Enough seems to be a breakup album, though not the self-pitying kind, and not the embittered, scorched-earth kind either—that’s not this band’s style. Cook-Wilson is more prone to wry, wordplay-inflected interrogations on where it all went wrong and why. “Where I Can’t Follow” movingly evokes the pain of sensing a partner drift apart from you, with Charlie Kaplan’s supple bass licks anchoring Cook-Wilson’s bummed prognostications (“You’ll go somewhere/And I won’t follow/I can’t follow you”).

Meanwhile, the six-minute centerpiece “Open Up Your Fist” is heavier and stormier than anything Office Culture have done before, with lyrics that probe a relationship’s demise like a courtroom drama (“Sit back and let me hear it/I’ll close out my defense/This is the background we cast the good times against”). And the disarmingly wise ballad “Was I Cruel” flips its titular question into a stirring meditation on guilt and forgiveness and how easy it is to mistake cruelty for honesty in a doomed relationship: “I can’t believe destructiveness felt that much like truth,” Cook-Wilson sings. The song is surprisingly theatrical—not in the hokey, showtunes-y sense, but in its knack for detail and emotion, how easily you can imagine one character crooning it to another in a scrappy off-Broadway show.

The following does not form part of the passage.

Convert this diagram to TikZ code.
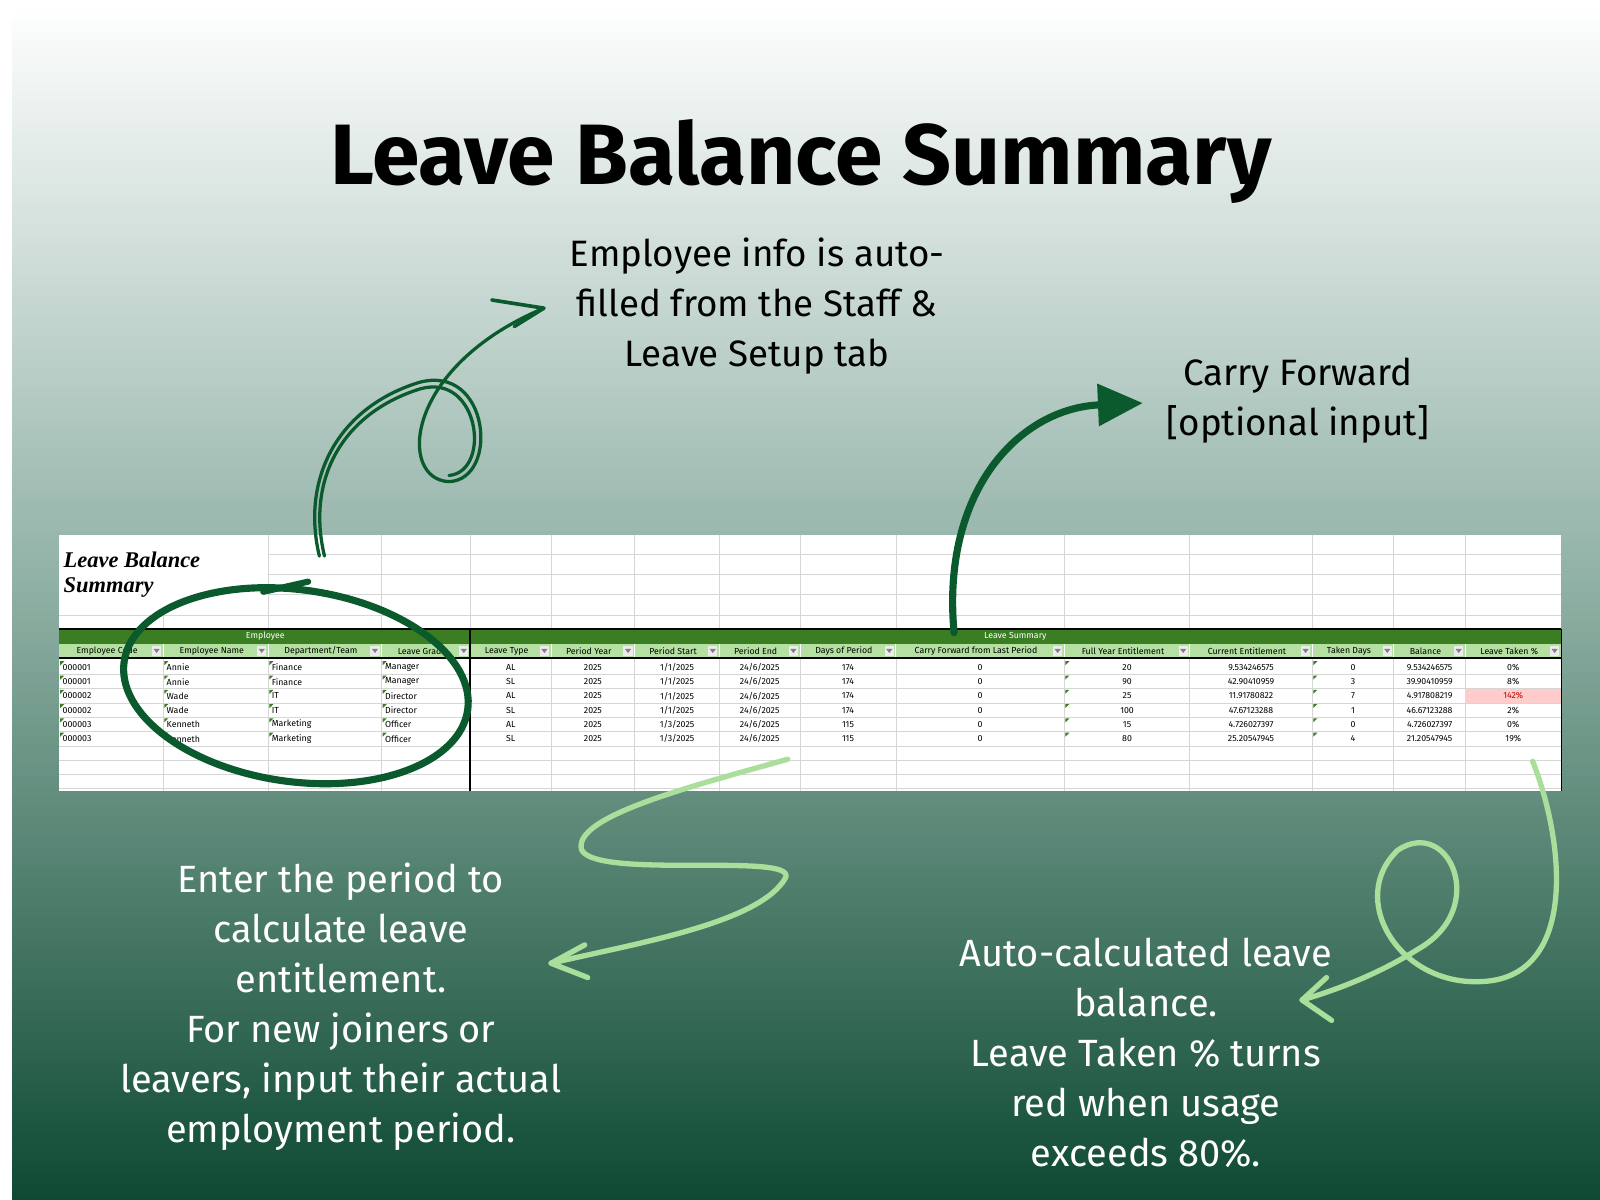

Where previous Office Culture albums were charmingly insular, Enough buzzes with a sense of community, situating the group within a larger sphere of hyper-literate and jazz-loving New York musicians. With its myriad guests, the album makes Office Culture feel more like a loose collective than a clearly defined band. Spanger returns to sing lead on the sputtering, mournful “Secluded”; the Bird Calls (aka songwriter and former Pitchfork staffer Sam Sodomsky) gets a spotlight on the title track, a nostalgic elegy; and Jackie West (whose recent LP Close to the Mystery has marked her as another ambitious Brooklyn songwriter on the rise) wrings plaintive melodies out of the jazzily disheveled “Everything,” which also serves as the album’s curtain call.